TASK TO COMPLETE: Below are some records. Output the lines from the first one through the line that holds "minimum width=142pt, minimum", exactly as written, with no pictures.

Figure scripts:
-- Start --
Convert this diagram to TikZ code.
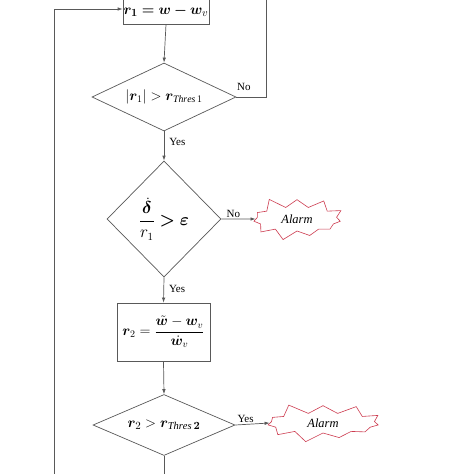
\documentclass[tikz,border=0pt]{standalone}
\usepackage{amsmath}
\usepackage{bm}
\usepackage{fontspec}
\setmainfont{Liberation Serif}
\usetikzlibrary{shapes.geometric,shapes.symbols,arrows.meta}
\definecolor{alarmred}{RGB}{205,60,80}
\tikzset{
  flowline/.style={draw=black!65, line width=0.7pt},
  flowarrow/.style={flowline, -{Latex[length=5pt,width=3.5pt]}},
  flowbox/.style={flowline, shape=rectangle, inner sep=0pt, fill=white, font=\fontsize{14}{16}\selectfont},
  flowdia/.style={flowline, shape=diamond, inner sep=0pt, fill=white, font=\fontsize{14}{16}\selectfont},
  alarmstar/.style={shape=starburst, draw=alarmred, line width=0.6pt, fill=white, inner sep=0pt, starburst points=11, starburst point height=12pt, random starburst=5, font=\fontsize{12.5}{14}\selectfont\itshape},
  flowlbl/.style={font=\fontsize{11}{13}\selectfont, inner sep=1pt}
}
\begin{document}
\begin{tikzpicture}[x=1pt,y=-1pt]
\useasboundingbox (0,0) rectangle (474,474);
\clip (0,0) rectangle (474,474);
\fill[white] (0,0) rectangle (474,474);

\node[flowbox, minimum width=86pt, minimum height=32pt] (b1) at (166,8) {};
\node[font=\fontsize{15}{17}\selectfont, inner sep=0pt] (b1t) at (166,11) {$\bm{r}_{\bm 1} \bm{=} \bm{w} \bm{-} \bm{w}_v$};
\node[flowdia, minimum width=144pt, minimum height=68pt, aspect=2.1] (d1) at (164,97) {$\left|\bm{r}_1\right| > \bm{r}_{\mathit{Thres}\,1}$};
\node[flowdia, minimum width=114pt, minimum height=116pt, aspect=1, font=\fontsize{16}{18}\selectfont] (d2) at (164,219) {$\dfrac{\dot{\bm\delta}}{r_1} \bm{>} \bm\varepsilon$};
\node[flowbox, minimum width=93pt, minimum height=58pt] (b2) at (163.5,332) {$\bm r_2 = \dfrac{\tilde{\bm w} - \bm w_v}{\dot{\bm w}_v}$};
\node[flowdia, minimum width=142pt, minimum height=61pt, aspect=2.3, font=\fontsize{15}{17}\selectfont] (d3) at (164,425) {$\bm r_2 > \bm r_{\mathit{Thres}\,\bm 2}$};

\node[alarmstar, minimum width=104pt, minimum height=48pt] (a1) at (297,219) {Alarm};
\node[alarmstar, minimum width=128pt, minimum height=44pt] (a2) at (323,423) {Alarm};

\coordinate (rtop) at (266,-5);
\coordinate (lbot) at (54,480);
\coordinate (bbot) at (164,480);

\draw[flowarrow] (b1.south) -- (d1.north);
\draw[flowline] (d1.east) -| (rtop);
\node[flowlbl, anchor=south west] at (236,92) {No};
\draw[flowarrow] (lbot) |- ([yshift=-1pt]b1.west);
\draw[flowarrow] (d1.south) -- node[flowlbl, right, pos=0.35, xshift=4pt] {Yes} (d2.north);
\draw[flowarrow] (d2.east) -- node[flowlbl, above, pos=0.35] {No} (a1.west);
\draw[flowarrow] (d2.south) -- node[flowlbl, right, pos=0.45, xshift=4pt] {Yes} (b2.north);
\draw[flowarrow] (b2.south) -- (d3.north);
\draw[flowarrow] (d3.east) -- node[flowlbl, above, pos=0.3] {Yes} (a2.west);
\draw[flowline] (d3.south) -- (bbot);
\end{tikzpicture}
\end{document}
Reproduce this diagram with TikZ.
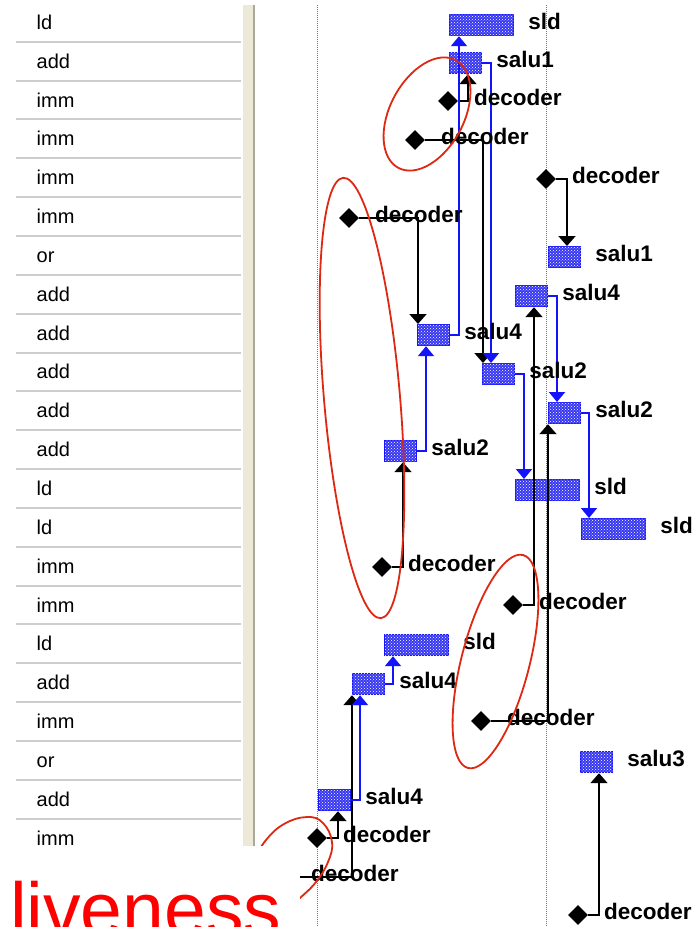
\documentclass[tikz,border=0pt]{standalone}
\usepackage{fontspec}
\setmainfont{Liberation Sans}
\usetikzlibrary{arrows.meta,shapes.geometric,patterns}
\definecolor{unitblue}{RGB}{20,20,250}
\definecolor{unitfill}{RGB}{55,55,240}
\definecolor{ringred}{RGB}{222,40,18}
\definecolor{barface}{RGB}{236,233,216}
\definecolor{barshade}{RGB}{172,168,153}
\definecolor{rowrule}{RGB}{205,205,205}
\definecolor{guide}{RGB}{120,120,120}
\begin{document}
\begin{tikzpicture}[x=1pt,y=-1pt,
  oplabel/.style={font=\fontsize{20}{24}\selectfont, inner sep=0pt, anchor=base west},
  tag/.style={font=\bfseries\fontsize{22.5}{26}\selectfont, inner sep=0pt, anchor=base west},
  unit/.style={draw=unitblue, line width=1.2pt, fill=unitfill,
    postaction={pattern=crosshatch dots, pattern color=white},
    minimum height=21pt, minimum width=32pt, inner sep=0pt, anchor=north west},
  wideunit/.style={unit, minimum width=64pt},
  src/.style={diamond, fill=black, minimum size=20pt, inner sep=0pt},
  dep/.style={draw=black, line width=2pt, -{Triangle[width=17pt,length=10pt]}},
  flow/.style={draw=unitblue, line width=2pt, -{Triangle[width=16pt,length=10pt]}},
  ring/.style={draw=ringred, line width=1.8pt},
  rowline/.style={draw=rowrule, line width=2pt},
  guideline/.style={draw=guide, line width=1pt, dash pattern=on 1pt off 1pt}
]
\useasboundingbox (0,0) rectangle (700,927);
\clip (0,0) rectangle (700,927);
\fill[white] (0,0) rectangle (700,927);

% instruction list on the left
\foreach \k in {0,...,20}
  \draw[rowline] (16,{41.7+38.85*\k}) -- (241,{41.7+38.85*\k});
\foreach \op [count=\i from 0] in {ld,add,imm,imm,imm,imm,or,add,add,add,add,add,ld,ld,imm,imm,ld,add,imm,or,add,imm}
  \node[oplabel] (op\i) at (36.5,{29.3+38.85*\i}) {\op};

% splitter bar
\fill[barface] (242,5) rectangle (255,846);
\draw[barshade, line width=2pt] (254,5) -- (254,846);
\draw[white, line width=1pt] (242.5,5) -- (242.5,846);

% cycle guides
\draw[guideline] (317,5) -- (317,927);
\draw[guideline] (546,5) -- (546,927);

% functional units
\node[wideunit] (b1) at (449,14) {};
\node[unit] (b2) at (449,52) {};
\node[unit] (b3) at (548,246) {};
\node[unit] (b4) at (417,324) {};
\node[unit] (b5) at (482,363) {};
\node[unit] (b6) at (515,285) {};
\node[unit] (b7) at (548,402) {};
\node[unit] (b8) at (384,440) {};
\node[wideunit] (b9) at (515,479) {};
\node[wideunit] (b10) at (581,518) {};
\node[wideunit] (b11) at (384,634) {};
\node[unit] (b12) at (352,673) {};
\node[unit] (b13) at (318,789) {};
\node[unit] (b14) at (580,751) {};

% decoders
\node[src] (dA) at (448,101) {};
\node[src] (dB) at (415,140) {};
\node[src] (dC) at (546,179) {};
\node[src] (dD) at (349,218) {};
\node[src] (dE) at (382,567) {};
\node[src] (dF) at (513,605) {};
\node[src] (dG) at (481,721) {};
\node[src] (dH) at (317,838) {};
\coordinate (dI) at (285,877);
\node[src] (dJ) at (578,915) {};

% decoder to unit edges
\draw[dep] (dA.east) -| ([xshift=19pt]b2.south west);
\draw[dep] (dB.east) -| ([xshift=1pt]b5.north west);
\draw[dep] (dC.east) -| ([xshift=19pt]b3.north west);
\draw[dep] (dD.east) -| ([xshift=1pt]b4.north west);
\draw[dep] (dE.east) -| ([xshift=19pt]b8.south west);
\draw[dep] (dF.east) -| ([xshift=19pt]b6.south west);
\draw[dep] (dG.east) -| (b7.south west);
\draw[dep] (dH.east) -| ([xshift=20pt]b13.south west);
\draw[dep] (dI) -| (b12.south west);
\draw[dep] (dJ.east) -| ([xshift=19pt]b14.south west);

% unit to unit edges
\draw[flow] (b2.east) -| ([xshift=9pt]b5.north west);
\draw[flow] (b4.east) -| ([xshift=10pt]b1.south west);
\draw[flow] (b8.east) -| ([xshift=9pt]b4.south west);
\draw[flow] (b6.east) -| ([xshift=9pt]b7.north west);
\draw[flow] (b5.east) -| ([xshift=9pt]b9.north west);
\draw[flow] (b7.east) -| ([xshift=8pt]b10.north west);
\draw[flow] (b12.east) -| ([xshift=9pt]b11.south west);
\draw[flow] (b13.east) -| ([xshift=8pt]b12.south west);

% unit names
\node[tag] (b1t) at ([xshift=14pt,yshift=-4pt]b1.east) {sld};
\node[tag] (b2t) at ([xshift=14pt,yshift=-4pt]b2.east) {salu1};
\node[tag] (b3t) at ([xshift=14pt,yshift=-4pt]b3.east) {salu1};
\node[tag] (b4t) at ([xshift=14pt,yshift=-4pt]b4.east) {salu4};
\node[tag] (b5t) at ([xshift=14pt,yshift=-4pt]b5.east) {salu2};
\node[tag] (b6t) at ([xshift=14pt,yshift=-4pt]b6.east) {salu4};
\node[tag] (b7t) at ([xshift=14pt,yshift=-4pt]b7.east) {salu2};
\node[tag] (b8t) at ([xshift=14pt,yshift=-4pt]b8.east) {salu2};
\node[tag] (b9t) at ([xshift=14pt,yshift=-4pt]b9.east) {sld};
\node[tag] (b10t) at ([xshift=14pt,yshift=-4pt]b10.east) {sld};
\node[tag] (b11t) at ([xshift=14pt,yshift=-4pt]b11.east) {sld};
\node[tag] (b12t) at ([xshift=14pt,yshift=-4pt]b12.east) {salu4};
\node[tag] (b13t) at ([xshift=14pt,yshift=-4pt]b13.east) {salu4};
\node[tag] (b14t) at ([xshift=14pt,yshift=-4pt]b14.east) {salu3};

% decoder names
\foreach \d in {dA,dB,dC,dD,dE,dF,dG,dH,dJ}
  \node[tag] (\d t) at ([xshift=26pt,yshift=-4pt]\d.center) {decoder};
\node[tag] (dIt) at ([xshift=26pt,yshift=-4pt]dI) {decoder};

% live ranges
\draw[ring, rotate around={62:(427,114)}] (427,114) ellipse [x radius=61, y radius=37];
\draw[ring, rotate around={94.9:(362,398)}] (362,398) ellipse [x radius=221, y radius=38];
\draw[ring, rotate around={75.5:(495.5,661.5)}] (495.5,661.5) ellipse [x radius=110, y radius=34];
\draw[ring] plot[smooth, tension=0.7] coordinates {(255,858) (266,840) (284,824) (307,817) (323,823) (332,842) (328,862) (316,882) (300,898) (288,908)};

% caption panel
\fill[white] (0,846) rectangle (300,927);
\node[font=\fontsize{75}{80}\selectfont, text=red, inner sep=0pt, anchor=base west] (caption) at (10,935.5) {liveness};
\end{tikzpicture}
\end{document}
-- End --
WORKED ANSWER:
Convert this diagram to TikZ code.
\documentclass[tikz,border=0pt]{standalone}
\usepackage{amsmath}
\usepackage{bm}
\usepackage{fontspec}
\setmainfont{Liberation Serif}
\usetikzlibrary{shapes.geometric,shapes.symbols,arrows.meta}
\definecolor{alarmred}{RGB}{205,60,80}
\tikzset{
  flowline/.style={draw=black!65, line width=0.7pt},
  flowarrow/.style={flowline, -{Latex[length=5pt,width=3.5pt]}},
  flowbox/.style={flowline, shape=rectangle, inner sep=0pt, fill=white, font=\fontsize{14}{16}\selectfont},
  flowdia/.style={flowline, shape=diamond, inner sep=0pt, fill=white, font=\fontsize{14}{16}\selectfont},
  alarmstar/.style={shape=starburst, draw=alarmred, line width=0.6pt, fill=white, inner sep=0pt, starburst points=11, starburst point height=12pt, random starburst=5, font=\fontsize{12.5}{14}\selectfont\itshape},
  flowlbl/.style={font=\fontsize{11}{13}\selectfont, inner sep=1pt}
}
\begin{document}
\begin{tikzpicture}[x=1pt,y=-1pt]
\useasboundingbox (0,0) rectangle (474,474);
\clip (0,0) rectangle (474,474);
\fill[white] (0,0) rectangle (474,474);

\node[flowbox, minimum width=86pt, minimum height=32pt] (b1) at (166,8) {};
\node[font=\fontsize{15}{17}\selectfont, inner sep=0pt] (b1t) at (166,11) {$\bm{r}_{\bm 1} \bm{=} \bm{w} \bm{-} \bm{w}_v$};
\node[flowdia, minimum width=144pt, minimum height=68pt, aspect=2.1] (d1) at (164,97) {$\left|\bm{r}_1\right| > \bm{r}_{\mathit{Thres}\,1}$};
\node[flowdia, minimum width=114pt, minimum height=116pt, aspect=1, font=\fontsize{16}{18}\selectfont] (d2) at (164,219) {$\dfrac{\dot{\bm\delta}}{r_1} \bm{>} \bm\varepsilon$};
\node[flowbox, minimum width=93pt, minimum height=58pt] (b2) at (163.5,332) {$\bm r_2 = \dfrac{\tilde{\bm w} - \bm w_v}{\dot{\bm w}_v}$};
\node[flowdia, minimum width=142pt, minimum height=61pt, aspect=2.3, font=\fontsize{15}{17}\selectfont] (d3) at (164,425) {$\bm r_2 > \bm r_{\mathit{Thres}\,\bm 2}$};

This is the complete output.